Holding — Roberts, J.
- The Court of Appeals of the State of Oregon held that the agreement was valid and enforceable.
Rule
- An agreement for the conveyance of property that creates a present interest, even if delivery is postponed, is not considered testamentary in nature and is enforceable.
Reasoning
- The Court of Appeals of the State of Oregon reasoned that the agreement was not testamentary since it granted Charles a present interest in the property, despite the postponement of deed delivery until after Zelma's death.
- The court noted that an enforceable promise for a deed existed, and Charles had maintained possession and made required payments under the agreement.
- The court distinguished this case from testamentary actions, emphasizing that the intent was to create a present interest with conditions rather than a will.
- The agreement outlined clear terms for the down payment and annual payments, which were sufficient to establish contractual obligations.
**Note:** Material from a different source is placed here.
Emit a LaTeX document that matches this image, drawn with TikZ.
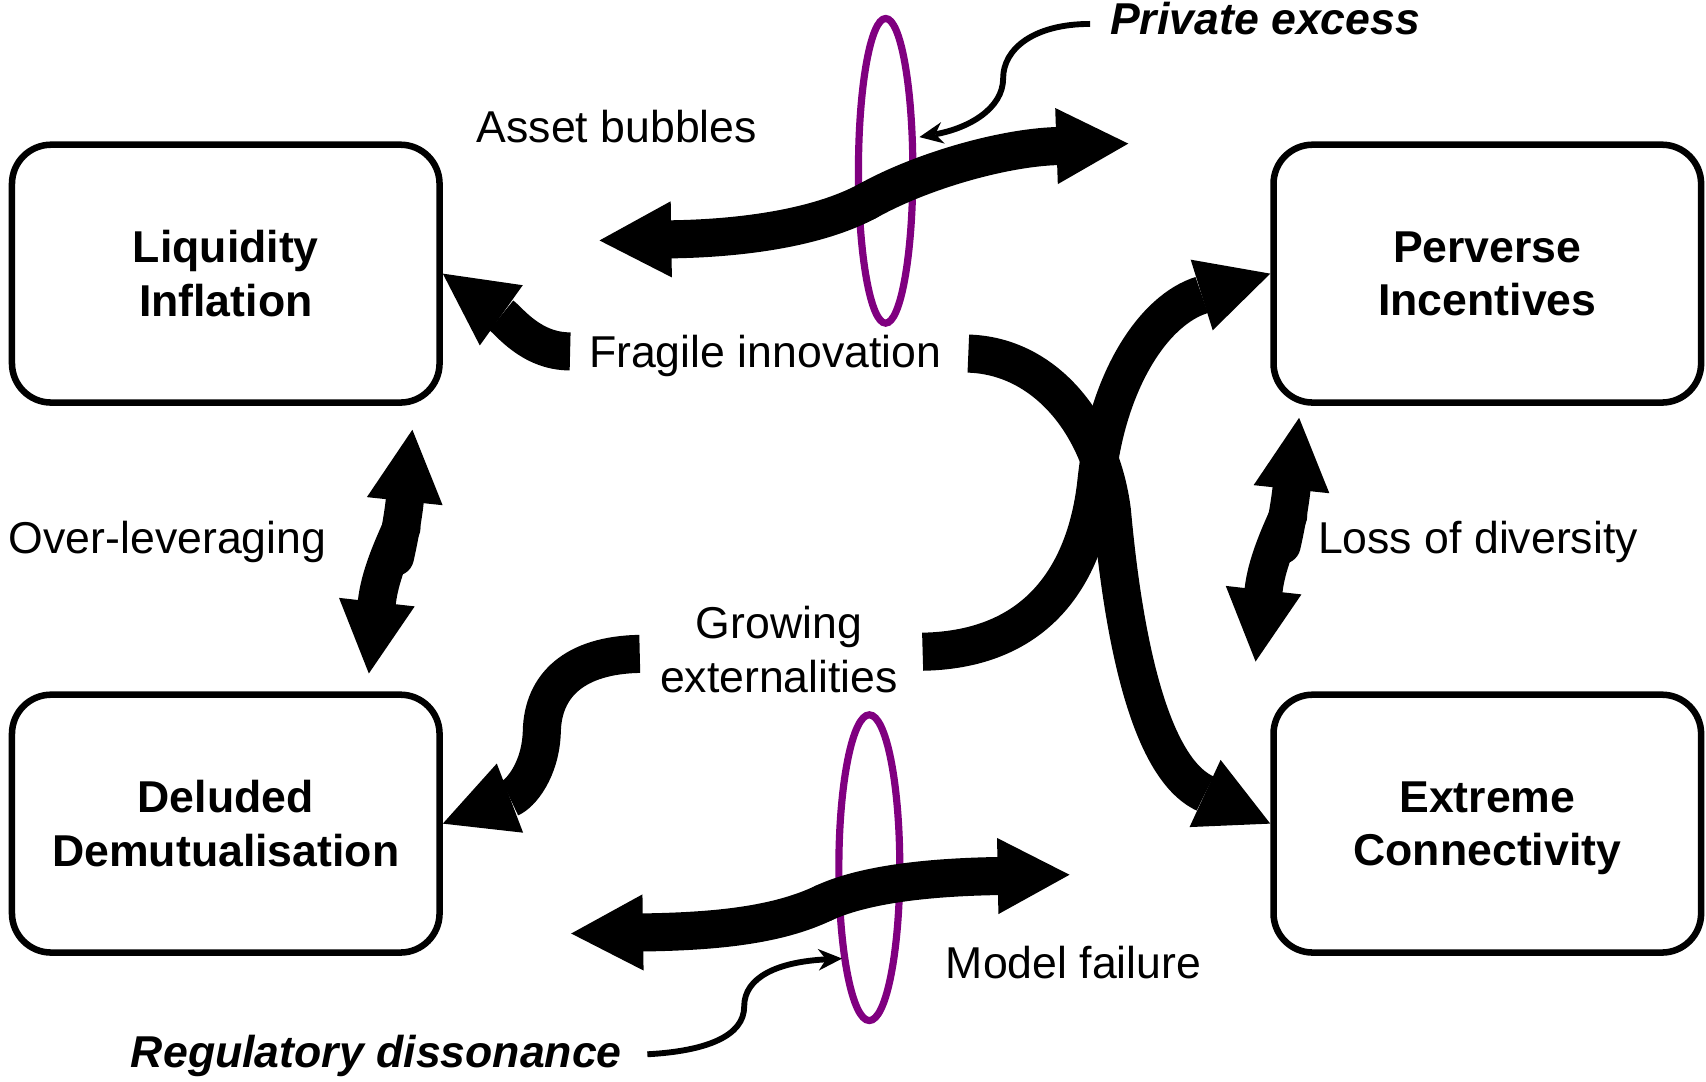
\documentclass[tikz,border=0pt]{standalone}
\usepackage{fontspec}
\setmainfont{Liberation Sans}
\usetikzlibrary{arrows.meta,calc,shapes.geometric}
\definecolor{ringpurple}{RGB}{128,0,128}
\begin{document}
\begin{tikzpicture}[x=0.5pt,y=-0.5pt,
  box/.style={draw, line width=3pt, rounded corners=18pt, minimum width=196.5pt, minimum height=118.5pt,
    align=center, inner sep=0pt, font=\fontsize{20.5}{24.5}\selectfont\bfseries},
  lbl/.style={inner sep=0pt, font=\fontsize{20.5}{25}\selectfont},
  note/.style={inner sep=0pt, font=\fontsize{20.5}{25}\selectfont\bfseries\itshape},
  bigarrow/.style={line width=17.5pt, -{Triangle[length=33pt,width=34pt,line width=0pt]}},
  dblarrow/.style={line width=17.5pt, line cap=round, -{Triangle[length=33pt,width=35pt,line width=0pt]}},
  thinarrow/.style={line width=2.7pt, -{Stealth[length=11pt,width=10pt,line width=0pt]}},
  ring/.style={draw=ringpurple, line width=3.3pt, ellipse, inner sep=0pt}
]
\useasboundingbox (0,0) rectangle (1568,994);

% boxes
\node[box] (li) at (207.5,251.5) {Liquidity\\Inflation};
\node[box] (pi) at (1367,251.5) {Perverse\\Incentives};
\node[box] (dd) at (207.5,757) {Deluded\\Demutualisation};
\node[box] (ec) at (1367,757) {Extreme\\\raisebox{0pt}[\height][0pt]{Connectivity}};

% labels
\node[lbl, anchor=base] (ab) at (567,131) {Asset bubbles};
\node[lbl, anchor=base west] (fi) at (541,338) {Fragile innovation};
\node[lbl, anchor=base] (ol) at (154,509) {Over-leveraging};
\node[lbl, anchor=base west] (ld) at (1211,509) {Loss of diversity};
\node[lbl, align=center] (ge) at (716,597) {Growing\\externalities};
\node[lbl, anchor=base west] (mf) at (869,899) {Model failure};
\node[note, anchor=base west] (pe) at (1020,32) {Private excess};
\node[note, anchor=base west] (rd) at (120,981) {Regulatory dissonance};

% rings
\node[ring, minimum width=25pt, minimum height=140pt] (r1) at (814,157) {};
\node[ring, minimum width=28pt, minimum height=140.5pt] (r2) at (799,797.5) {};

% free ends
\coordinate (fiL) at (524,323);
\coordinate (fiR) at (890,325);
\coordinate (geL) at (588,601);
\coordinate (geR) at (848,599);
\coordinate (abM) at (797,185);
\coordinate (abL) at (551,221);
\coordinate (abR) at (1037,132);
\coordinate (mfM) at (757,830);
\coordinate (mfL) at (525,858);
\coordinate (mfR) at (983,804);
\coordinate (olU) at (379,395);
\coordinate (olD) at (339,619);
\coordinate (ldU) at (1194,384);
\coordinate (ldD) at (1154,608);
\coordinate (peS) at (1002,22);
\coordinate (peT) at (845,126);
\coordinate (rdS) at (595,969);
\coordinate (rdT) at (774,881);

% thick curved arrows
\draw[bigarrow] (fiL) .. controls (488,323) and (468,295) .. (li.east);
\draw[bigarrow] (fiR) .. controls (960,327) and (1012,390) .. (1022,470)
                      .. controls (1032,580) and (1055,705) .. (ec.west);
\draw[bigarrow] (geR) .. controls (960,597) and (1000,520) .. (1008,440)
                      .. controls (1018,350) and (1060,285) .. (pi.west);
\draw[bigarrow] (geL) .. controls (528,602) and (499,630) .. (498,672)
                      .. controls (497,708) and (478,730) .. (dd.east);

% double arrows
\draw[dblarrow] (abM) .. controls (750,210) and (680,219) .. (abL);
\draw[dblarrow] (abM) .. controls (845,158) and (920,136) .. (abR);
\draw[dblarrow] (mfM) .. controls (715,850) and (660,856) .. (mfL);
\draw[dblarrow] (mfM) .. controls (800,810) and (870,806) .. (mfR);

\draw[dblarrow] (363,512) .. controls (368,490) and (371,470) .. (olU);
\draw[dblarrow] (369,485) .. controls (360,505) and (349,530) .. (olD);
\draw[dblarrow] (1178,501) .. controls (1183,479) and (1186,459) .. (ldU);
\draw[dblarrow] (1184,474) .. controls (1175,494) and (1164,519) .. (ldD);

% thin arrows
\draw[thinarrow] (peS) .. controls (950,22) and (922,45) .. (922,72)
                       .. controls (922,100) and (890,118) .. (peT);
\draw[thinarrow] (rdS) .. controls (650,966) and (684,952) .. (684,925)
                       .. controls (684,898) and (715,884) .. (rdT);
\end{tikzpicture}
\end{document}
- Furthermore, the court found that the argument regarding the absence of a bilateral obligation misinterpreted the agreement’s intent, as it was clear that both parties had obligations under the contract.
- Thus, the court affirmed that the agreement was enforceable and did not require the execution of a deed prior to Zelma's death.
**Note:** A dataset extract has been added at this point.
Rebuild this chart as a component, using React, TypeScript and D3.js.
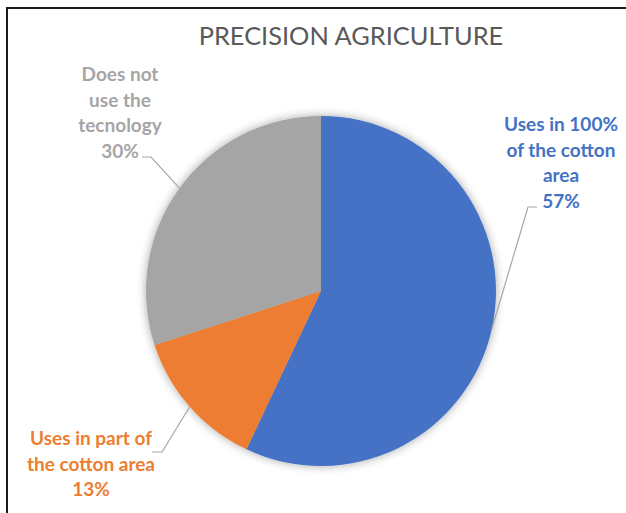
import * as d3 from 'd3';

const categories = ['Uses in 100% of the cotton area', 'Uses in part of the cotton area', 'Does not use the tecnology'];
const values = [57, 13, 30];
const labelLines = [
  ['Uses in 100%', 'of the cotton', 'area', '57%'],
  ['Uses in part of', 'the cotton area', '13%'],
  ['Does not', 'use the', 'tecnology', '30%'],
];
const colors = ['#4472C4', '#ED7D31', '#A5A5A5'];

const W = 626;
const H = 513;
const cx = 321;
const cy = 291;
const R = 175;
const FONT = 'Lato, "Open Sans", sans-serif';

// label block centre x, first line y, elbow point
const labelLayout = [
  { x: 561, y: 131, elbow: [528, 207], end: [537, 207] },
  { x: 91, y: 445, elbow: [162, 452], end: [152, 452] },
  { x: 120, y: 81, elbow: [151, 157], end: [142, 157] },
];

export default function App() {
  const pie = d3.pie<number>().sort(null).value(d => d);
  const arcs = pie(values);
  const arc = d3.arc<d3.PieArcDatum<number>>().innerRadius(0).outerRadius(R);
  const lineH = 25.5;

  return (
    <svg width={W} height={H} style={{ position: 'absolute', left: 0, top: 0, background: '#fff' }}>
      <defs>
        <filter id="shadow" x="-20%" y="-20%" width="140%" height="140%">
          <feDropShadow dx="0" dy="0" stdDeviation="5" floodColor="#000" floodOpacity="0.35" />
        </filter>
      </defs>
      <rect x={0} y={0} width={W} height={H} fill="#fff" />
      <path d={`M7,${H} L7,8 L${W},8`} fill="none" stroke="#1a1a1a" strokeWidth={2} />
      <text x={351} y={45} textAnchor="middle" fontFamily={FONT} fontSize={25.4} fill="#595959">
        PRECISION AGRICULTURE
      </text>
      <g transform={`translate(${cx},${cy})`} filter="url(#shadow)">
        {arcs.map((a, i) => (
          <path key={categories[i]} d={arc(a) || ''} fill={colors[i]} />
        ))}
      </g>
      {arcs.map((a, i) => {
        const mid = (a.startAngle + a.endAngle) / 2;
        const ax = cx + R * Math.sin(mid);
        const ay = cy - R * Math.cos(mid);
        const L = labelLayout[i];
        return (
          <g key={'lbl' + i}>
            <polyline
              points={`${ax},${ay} ${L.elbow[0]},${L.elbow[1]} ${L.end[0]},${L.end[1]}`}
              fill="none"
              stroke="#a6a6a6"
              strokeWidth={1.2}
            />
            <text textAnchor="middle" fontFamily={FONT} fontWeight="bold" fontSize={19} fill={colors[i]}>
              {labelLines[i].map((t, j) => (
                <tspan key={j} x={L.x} y={L.y + j * lineH}>{t}</tspan>
              ))}
            </text>
          </g>
        );
      })}
    </svg>
  );
}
Deep Dive: How the Court Reached Its Decision
Court's Reasoning Regarding Testamentary Nature
The court reasoned that the agreement between Charles and Zelma was not testamentary in nature despite the provision that delivery of the deed would occur only after Zelma's death. The court emphasized that a testamentary instrument is one that takes effect only upon the death of the testator and must comply with certain formalities to be valid as a will. In this case, the agreement granted Charles a present interest in the property by allowing him immediate possession and use, even though the formal transfer of title was postponed. The court highlighted that Charles had fulfilled his obligations under the agreement by making the required annual payments and providing a down payment in the form of other real property. The court contrasted this contract with a will, indicating that the intent behind the agreement was to create a present interest subject to conditions rather than merely deferring the transfer until death. This distinction was crucial in supporting the enforceability of the agreement. Moreover, the court noted that the existence of an enforceable promise to execute a deed was sufficient to establish a binding contract, which further reinforced its conclusion that the agreement was valid and enforceable.
Clarity of Contract Terms
The court found the terms of the agreement to be clear and definite, addressing the plaintiffs' argument that the contract was too indefinite to be enforceable. The agreement specified the total purchase price, the down payment made by Charles, and the annual payments that he was required to make. The court explained that the obligation to pay $6,400 annually during Zelma's lifetime was sufficiently clear, even though the exact number of payments could not be predetermined based on Zelma's life span. The court referred to precedents indicating that agreements with uncertain durations can still be enforceable when the obligations are clearly defined. Additionally, the court likened the agreement to those requiring lifetime support in exchange for consideration, which are also enforceable despite the uncertainty of duration. Thus, the court concluded that the agreement met the standard for clarity and enforceability, rejecting the plaintiffs' claims of indefiniteness.
Bilateral Obligations Under the Agreement
The court addressed the plaintiffs' contention that the agreement lacked bilateral obligations, asserting that both parties had responsibilities under the contract. The court noted that while Zelma's obligation to convey the property was contingent upon her surviving Charles, this did not negate the bilateral nature of the agreement. The trial court had correctly interpreted the intended conditions of the agreement, distinguishing between a condition precedent and a condition subsequent. The court emphasized that it was the expressed intention of the parties to create a mechanism for property reversion in the event of Charles’s death, which supported the existence of mutual obligations. The court reiterated that it was irrelevant that Zelma had not executed the deed at the time of her death, as the agreement was intended to be executory and to facilitate a future transfer upon the occurrence of specified conditions. Therefore, the court affirmed that the agreement was enforceable despite the nuances of the obligations outlined within it.
Affirmation of the Trial Court's Decision
Ultimately, the court affirmed the trial court’s decision, concluding that the agreement between Charles and Zelma was valid and enforceable. The court’s reasoning firmly established that the agreement did not constitute a testamentary instrument but instead created a present interest in the property. It clarified that the postponement of the deed's delivery did not undermine the validity of the contractual obligations that had been established. The court's analysis of the agreement's terms demonstrated that the intent of the parties was to ensure that Charles had a legitimate claim to the property, contingent on fulfilling his obligations. By confirming the enforceability of the agreement, the court not only upheld the trial court’s judgment but also reinforced contractual principles regarding present interests in property. Consequently, the court's decision underscored the importance of intent and clarity in contract formation and enforcement.